>>>>>
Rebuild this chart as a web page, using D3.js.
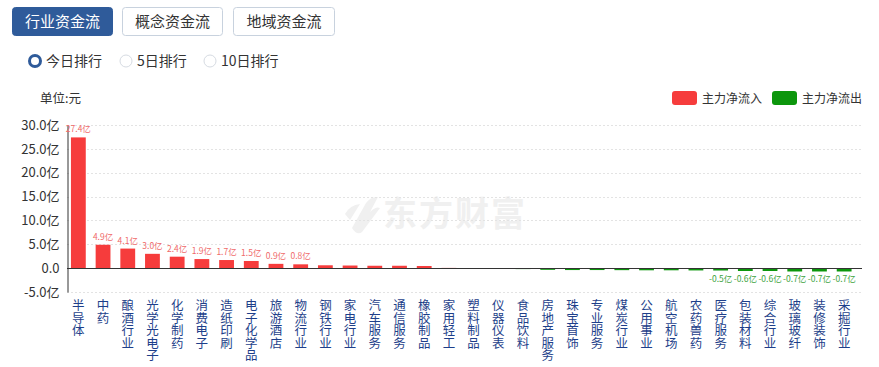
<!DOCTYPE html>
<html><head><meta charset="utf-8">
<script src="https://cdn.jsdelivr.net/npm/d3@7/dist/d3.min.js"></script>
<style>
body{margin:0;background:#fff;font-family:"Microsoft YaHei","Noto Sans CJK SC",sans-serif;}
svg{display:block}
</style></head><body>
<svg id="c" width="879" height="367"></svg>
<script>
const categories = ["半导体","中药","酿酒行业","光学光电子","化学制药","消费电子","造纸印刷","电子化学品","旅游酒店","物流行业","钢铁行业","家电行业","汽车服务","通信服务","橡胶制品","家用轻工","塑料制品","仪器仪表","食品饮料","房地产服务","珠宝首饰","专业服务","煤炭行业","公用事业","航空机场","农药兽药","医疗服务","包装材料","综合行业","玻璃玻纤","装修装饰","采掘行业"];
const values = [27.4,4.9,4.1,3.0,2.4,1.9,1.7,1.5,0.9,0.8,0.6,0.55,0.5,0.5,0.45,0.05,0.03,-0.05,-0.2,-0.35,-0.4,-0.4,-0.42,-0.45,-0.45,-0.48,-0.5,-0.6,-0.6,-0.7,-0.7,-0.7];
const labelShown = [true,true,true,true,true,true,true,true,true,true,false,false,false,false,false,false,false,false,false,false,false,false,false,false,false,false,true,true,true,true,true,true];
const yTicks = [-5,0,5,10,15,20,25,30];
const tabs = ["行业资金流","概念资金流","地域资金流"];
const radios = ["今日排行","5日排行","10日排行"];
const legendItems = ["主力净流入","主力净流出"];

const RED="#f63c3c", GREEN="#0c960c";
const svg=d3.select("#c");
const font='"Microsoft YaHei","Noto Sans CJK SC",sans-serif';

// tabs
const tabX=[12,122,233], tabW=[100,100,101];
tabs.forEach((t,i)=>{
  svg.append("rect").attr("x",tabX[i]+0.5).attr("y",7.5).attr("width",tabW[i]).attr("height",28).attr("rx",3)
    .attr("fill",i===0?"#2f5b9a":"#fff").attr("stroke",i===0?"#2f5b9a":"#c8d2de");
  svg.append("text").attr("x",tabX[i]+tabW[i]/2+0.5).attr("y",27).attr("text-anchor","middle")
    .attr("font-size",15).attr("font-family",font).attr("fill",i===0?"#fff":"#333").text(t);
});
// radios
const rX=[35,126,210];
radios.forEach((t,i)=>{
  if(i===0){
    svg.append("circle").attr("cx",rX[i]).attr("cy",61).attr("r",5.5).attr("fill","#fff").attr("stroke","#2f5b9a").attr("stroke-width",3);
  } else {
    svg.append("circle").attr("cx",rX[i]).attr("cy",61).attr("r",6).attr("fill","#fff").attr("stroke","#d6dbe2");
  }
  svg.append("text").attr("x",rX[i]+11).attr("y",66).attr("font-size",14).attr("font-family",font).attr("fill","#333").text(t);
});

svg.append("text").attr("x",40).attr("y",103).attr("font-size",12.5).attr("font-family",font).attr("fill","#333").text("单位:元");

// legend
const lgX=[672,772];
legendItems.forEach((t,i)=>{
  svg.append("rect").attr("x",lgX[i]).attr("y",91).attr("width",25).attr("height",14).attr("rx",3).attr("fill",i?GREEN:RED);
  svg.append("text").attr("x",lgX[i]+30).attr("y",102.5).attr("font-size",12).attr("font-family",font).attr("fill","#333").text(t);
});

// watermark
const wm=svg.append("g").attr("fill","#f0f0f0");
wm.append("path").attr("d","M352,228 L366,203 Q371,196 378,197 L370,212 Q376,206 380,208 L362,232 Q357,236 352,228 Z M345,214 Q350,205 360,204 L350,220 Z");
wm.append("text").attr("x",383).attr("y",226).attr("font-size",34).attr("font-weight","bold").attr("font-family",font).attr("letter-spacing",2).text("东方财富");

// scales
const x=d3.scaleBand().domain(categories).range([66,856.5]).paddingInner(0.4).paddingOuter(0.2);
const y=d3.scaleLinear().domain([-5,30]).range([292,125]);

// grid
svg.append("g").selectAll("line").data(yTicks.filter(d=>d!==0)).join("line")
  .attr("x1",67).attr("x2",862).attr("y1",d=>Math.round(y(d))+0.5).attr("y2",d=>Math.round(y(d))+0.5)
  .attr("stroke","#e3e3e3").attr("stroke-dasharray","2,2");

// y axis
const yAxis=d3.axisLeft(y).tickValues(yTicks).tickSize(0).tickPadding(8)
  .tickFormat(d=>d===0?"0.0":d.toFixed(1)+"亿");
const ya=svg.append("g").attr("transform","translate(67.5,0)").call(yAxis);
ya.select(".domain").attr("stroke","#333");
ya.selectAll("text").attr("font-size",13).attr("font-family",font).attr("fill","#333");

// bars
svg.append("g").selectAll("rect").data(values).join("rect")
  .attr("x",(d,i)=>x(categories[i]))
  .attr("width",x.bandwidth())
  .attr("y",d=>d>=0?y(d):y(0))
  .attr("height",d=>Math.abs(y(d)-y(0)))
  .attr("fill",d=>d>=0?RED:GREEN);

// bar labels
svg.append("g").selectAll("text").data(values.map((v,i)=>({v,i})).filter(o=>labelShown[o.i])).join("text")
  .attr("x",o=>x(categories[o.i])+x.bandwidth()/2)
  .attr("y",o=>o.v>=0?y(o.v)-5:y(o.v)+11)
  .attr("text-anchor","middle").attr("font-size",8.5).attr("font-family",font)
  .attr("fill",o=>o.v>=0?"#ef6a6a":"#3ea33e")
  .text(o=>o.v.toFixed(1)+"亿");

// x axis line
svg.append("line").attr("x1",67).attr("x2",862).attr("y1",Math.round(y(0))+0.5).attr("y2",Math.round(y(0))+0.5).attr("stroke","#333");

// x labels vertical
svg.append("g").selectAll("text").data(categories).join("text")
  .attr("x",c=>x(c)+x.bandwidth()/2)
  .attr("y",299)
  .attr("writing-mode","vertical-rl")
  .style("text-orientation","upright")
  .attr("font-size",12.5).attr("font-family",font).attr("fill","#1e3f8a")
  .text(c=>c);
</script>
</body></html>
<<<<<
**EXERCISE INSTRUCTIONS**. Give the data again exactly as written, with all pictures left out.

**COMPLETE RESPONSE**.
Rebuild this chart as a web page, using D3.js.
<!DOCTYPE html>
<html><head><meta charset="utf-8">
<script src="https://cdn.jsdelivr.net/npm/d3@7/dist/d3.min.js"></script>
<style>
body{margin:0;background:#fff;font-family:"Microsoft YaHei","Noto Sans CJK SC",sans-serif;}
svg{display:block}
</style></head><body>
<svg id="c" width="879" height="367"></svg>
<script>
const categories = ["半导体","中药","酿酒行业","光学光电子","化学制药","消费电子","造纸印刷","电子化学品","旅游酒店","物流行业","钢铁行业","家电行业","汽车服务","通信服务","橡胶制品","家用轻工","塑料制品","仪器仪表","食品饮料","房地产服务","珠宝首饰","专业服务","煤炭行业","公用事业","航空机场","农药兽药","医疗服务","包装材料","综合行业","玻璃玻纤","装修装饰","采掘行业"];
const values = [27.4,4.9,4.1,3.0,2.4,1.9,1.7,1.5,0.9,0.8,0.6,0.55,0.5,0.5,0.45,0.05,0.03,-0.05,-0.2,-0.35,-0.4,-0.4,-0.42,-0.45,-0.45,-0.48,-0.5,-0.6,-0.6,-0.7,-0.7,-0.7];
const labelShown = [true,true,true,true,true,true,true,true,true,true,false,false,false,false,false,false,false,false,false,false,false,false,false,false,false,false,true,true,true,true,true,true];
const yTicks = [-5,0,5,10,15,20,25,30];
const tabs = ["行业资金流","概念资金流","地域资金流"];
const radios = ["今日排行","5日排行","10日排行"];
const legendItems = ["主力净流入","主力净流出"];

const RED="#f63c3c", GREEN="#0c960c";
const svg=d3.select("#c");
const font='"Microsoft YaHei","Noto Sans CJK SC",sans-serif';

// tabs
const tabX=[12,122,233], tabW=[100,100,101];
tabs.forEach((t,i)=>{
  svg.append("rect").attr("x",tabX[i]+0.5).attr("y",7.5).attr("width",tabW[i]).attr("height",28).attr("rx",3)
    .attr("fill",i===0?"#2f5b9a":"#fff").attr("stroke",i===0?"#2f5b9a":"#c8d2de");
  svg.append("text").attr("x",tabX[i]+tabW[i]/2+0.5).attr("y",27).attr("text-anchor","middle")
    .attr("font-size",15).attr("font-family",font).attr("fill",i===0?"#fff":"#333").text(t);
});
// radios
const rX=[35,126,210];
radios.forEach((t,i)=>{
  if(i===0){
    svg.append("circle").attr("cx",rX[i]).attr("cy",61).attr("r",5.5).attr("fill","#fff").attr("stroke","#2f5b9a").attr("stroke-width",3);
  } else {
    svg.append("circle").attr("cx",rX[i]).attr("cy",61).attr("r",6).attr("fill","#fff").attr("stroke","#d6dbe2");
  }
  svg.append("text").attr("x",rX[i]+11).attr("y",66).attr("font-size",14).attr("font-family",font).attr("fill","#333").text(t);
});

svg.append("text").attr("x",40).attr("y",103).attr("font-size",12.5).attr("font-family",font).attr("fill","#333").text("单位:元");

// legend
const lgX=[672,772];
legendItems.forEach((t,i)=>{
  svg.append("rect").attr("x",lgX[i]).attr("y",91).attr("width",25).attr("height",14).attr("rx",3).attr("fill",i?GREEN:RED);
  svg.append("text").attr("x",lgX[i]+30).attr("y",102.5).attr("font-size",12).attr("font-family",font).attr("fill","#333").text(t);
});

// watermark
const wm=svg.append("g").attr("fill","#f0f0f0");
wm.append("path").attr("d","M352,228 L366,203 Q371,196 378,197 L370,212 Q376,206 380,208 L362,232 Q357,236 352,228 Z M345,214 Q350,205 360,204 L350,220 Z");
wm.append("text").attr("x",383).attr("y",226).attr("font-size",34).attr("font-weight","bold").attr("font-family",font).attr("letter-spacing",2).text("东方财富");

// scales
const x=d3.scaleBand().domain(categories).range([66,856.5]).paddingInner(0.4).paddingOuter(0.2);
const y=d3.scaleLinear().domain([-5,30]).range([292,125]);

// grid
svg.append("g").selectAll("line").data(yTicks.filter(d=>d!==0)).join("line")
  .attr("x1",67).attr("x2",862).attr("y1",d=>Math.round(y(d))+0.5).attr("y2",d=>Math.round(y(d))+0.5)
  .attr("stroke","#e3e3e3").attr("stroke-dasharray","2,2");

// y axis
const yAxis=d3.axisLeft(y).tickValues(yTicks).tickSize(0).tickPadding(8)
  .tickFormat(d=>d===0?"0.0":d.toFixed(1)+"亿");
const ya=svg.append("g").attr("transform","translate(67.5,0)").call(yAxis);
ya.select(".domain").attr("stroke","#333");
ya.selectAll("text").attr("font-size",13).attr("font-family",font).attr("fill","#333");

// bars
svg.append("g").selectAll("rect").data(values).join("rect")
  .attr("x",(d,i)=>x(categories[i]))
  .attr("width",x.bandwidth())
  .attr("y",d=>d>=0?y(d):y(0))
  .attr("height",d=>Math.abs(y(d)-y(0)))
  .attr("fill",d=>d>=0?RED:GREEN);

// bar labels
svg.append("g").selectAll("text").data(values.map((v,i)=>({v,i})).filter(o=>labelShown[o.i])).join("text")
  .attr("x",o=>x(categories[o.i])+x.bandwidth()/2)
  .attr("y",o=>o.v>=0?y(o.v)-5:y(o.v)+11)
  .attr("text-anchor","middle").attr("font-size",8.5).attr("font-family",font)
  .attr("fill",o=>o.v>=0?"#ef6a6a":"#3ea33e")
  .text(o=>o.v.toFixed(1)+"亿");

// x axis line
svg.append("line").attr("x1",67).attr("x2",862).attr("y1",Math.round(y(0))+0.5).attr("y2",Math.round(y(0))+0.5).attr("stroke","#333");

// x labels vertical
svg.append("g").selectAll("text").data(categories).join("text")
  .attr("x",c=>x(c)+x.bandwidth()/2)
  .attr("y",299)
  .attr("writing-mode","vertical-rl")
  .style("text-orientation","upright")
  .attr("font-size",12.5).attr("font-family",font).attr("fill","#1e3f8a")
  .text(c=>c);
</script>
</body></html>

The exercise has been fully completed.